::: STORED DATA :::

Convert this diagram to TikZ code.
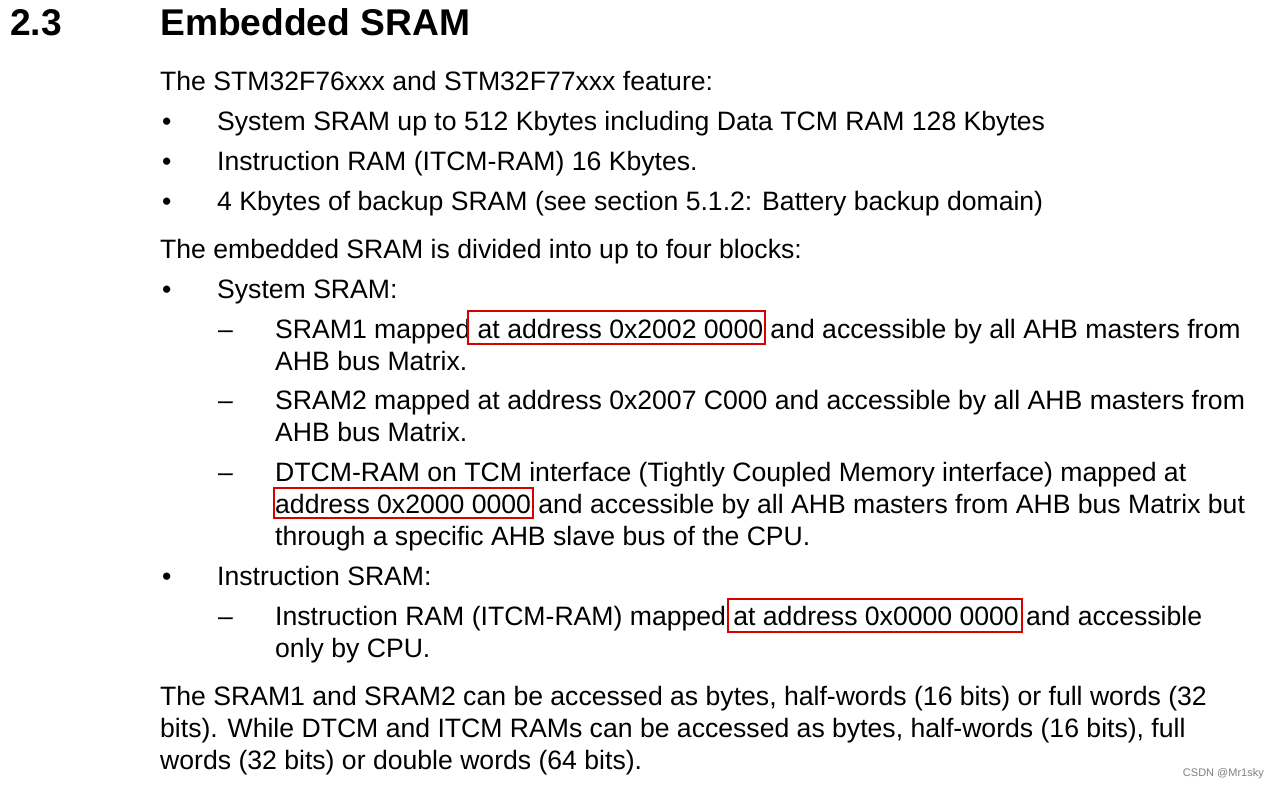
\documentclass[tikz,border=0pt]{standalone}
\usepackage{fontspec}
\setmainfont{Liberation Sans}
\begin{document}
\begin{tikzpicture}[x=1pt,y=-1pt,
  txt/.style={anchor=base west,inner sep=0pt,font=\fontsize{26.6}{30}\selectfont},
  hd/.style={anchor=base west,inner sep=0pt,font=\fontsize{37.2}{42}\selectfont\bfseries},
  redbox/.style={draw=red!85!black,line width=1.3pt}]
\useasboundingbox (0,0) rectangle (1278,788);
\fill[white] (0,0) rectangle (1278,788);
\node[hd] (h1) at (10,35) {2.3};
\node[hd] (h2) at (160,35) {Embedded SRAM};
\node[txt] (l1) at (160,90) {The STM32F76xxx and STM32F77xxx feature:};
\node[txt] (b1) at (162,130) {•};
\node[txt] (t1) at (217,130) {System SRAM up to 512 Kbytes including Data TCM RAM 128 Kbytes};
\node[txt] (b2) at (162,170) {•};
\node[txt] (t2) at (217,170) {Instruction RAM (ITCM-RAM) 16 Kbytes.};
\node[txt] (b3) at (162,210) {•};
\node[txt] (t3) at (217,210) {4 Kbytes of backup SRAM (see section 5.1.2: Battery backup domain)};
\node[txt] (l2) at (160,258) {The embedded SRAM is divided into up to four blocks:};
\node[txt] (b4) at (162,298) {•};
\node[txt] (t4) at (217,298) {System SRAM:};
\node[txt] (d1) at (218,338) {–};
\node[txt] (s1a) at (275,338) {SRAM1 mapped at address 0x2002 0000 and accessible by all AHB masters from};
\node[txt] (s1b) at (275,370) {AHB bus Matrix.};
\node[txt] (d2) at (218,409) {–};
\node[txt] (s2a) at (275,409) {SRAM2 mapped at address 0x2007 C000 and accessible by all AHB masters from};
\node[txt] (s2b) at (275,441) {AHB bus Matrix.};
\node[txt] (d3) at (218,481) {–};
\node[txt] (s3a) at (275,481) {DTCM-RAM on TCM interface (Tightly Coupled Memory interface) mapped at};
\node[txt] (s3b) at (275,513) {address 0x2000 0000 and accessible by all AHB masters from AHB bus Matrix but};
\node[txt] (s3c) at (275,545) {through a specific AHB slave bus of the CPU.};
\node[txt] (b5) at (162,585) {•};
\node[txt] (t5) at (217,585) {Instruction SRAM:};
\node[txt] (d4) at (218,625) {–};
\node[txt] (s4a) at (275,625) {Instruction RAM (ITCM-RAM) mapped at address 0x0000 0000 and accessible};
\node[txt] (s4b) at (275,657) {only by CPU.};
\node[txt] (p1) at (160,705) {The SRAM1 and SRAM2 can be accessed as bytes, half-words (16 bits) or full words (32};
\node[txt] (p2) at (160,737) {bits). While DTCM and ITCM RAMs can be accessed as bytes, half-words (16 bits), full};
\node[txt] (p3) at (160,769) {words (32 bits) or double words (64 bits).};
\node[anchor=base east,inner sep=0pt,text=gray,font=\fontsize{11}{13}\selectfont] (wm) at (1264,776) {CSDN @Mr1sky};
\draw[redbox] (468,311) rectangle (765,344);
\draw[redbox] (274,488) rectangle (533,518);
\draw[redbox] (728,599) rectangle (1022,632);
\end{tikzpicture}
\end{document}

:::

Set the listing down in full and exactly. Pictures within it should not appear in the copy.

● **EXERCISE RESPONSE**
Convert this diagram to TikZ code.
\documentclass[tikz,border=0pt]{standalone}
\usepackage{fontspec}
\setmainfont{Liberation Sans}
\begin{document}
\begin{tikzpicture}[x=1pt,y=-1pt,
  txt/.style={anchor=base west,inner sep=0pt,font=\fontsize{26.6}{30}\selectfont},
  hd/.style={anchor=base west,inner sep=0pt,font=\fontsize{37.2}{42}\selectfont\bfseries},
  redbox/.style={draw=red!85!black,line width=1.3pt}]
\useasboundingbox (0,0) rectangle (1278,788);
\fill[white] (0,0) rectangle (1278,788);
\node[hd] (h1) at (10,35) {2.3};
\node[hd] (h2) at (160,35) {Embedded SRAM};
\node[txt] (l1) at (160,90) {The STM32F76xxx and STM32F77xxx feature:};
\node[txt] (b1) at (162,130) {•};
\node[txt] (t1) at (217,130) {System SRAM up to 512 Kbytes including Data TCM RAM 128 Kbytes};
\node[txt] (b2) at (162,170) {•};
\node[txt] (t2) at (217,170) {Instruction RAM (ITCM-RAM) 16 Kbytes.};
\node[txt] (b3) at (162,210) {•};
\node[txt] (t3) at (217,210) {4 Kbytes of backup SRAM (see section 5.1.2: Battery backup domain)};
\node[txt] (l2) at (160,258) {The embedded SRAM is divided into up to four blocks:};
\node[txt] (b4) at (162,298) {•};
\node[txt] (t4) at (217,298) {System SRAM:};
\node[txt] (d1) at (218,338) {–};
\node[txt] (s1a) at (275,338) {SRAM1 mapped at address 0x2002 0000 and accessible by all AHB masters from};
\node[txt] (s1b) at (275,370) {AHB bus Matrix.};
\node[txt] (d2) at (218,409) {–};
\node[txt] (s2a) at (275,409) {SRAM2 mapped at address 0x2007 C000 and accessible by all AHB masters from};
\node[txt] (s2b) at (275,441) {AHB bus Matrix.};
\node[txt] (d3) at (218,481) {–};
\node[txt] (s3a) at (275,481) {DTCM-RAM on TCM interface (Tightly Coupled Memory interface) mapped at};
\node[txt] (s3b) at (275,513) {address 0x2000 0000 and accessible by all AHB masters from AHB bus Matrix but};
\node[txt] (s3c) at (275,545) {through a specific AHB slave bus of the CPU.};
\node[txt] (b5) at (162,585) {•};
\node[txt] (t5) at (217,585) {Instruction SRAM:};
\node[txt] (d4) at (218,625) {–};
\node[txt] (s4a) at (275,625) {Instruction RAM (ITCM-RAM) mapped at address 0x0000 0000 and accessible};
\node[txt] (s4b) at (275,657) {only by CPU.};
\node[txt] (p1) at (160,705) {The SRAM1 and SRAM2 can be accessed as bytes, half-words (16 bits) or full words (32};
\node[txt] (p2) at (160,737) {bits). While DTCM and ITCM RAMs can be accessed as bytes, half-words (16 bits), full};
\node[txt] (p3) at (160,769) {words (32 bits) or double words (64 bits).};
\node[anchor=base east,inner sep=0pt,text=gray,font=\fontsize{11}{13}\selectfont] (wm) at (1264,776) {CSDN @Mr1sky};
\draw[redbox] (468,311) rectangle (765,344);
\draw[redbox] (274,488) rectangle (533,518);
\draw[redbox] (728,599) rectangle (1022,632);
\end{tikzpicture}
\end{document}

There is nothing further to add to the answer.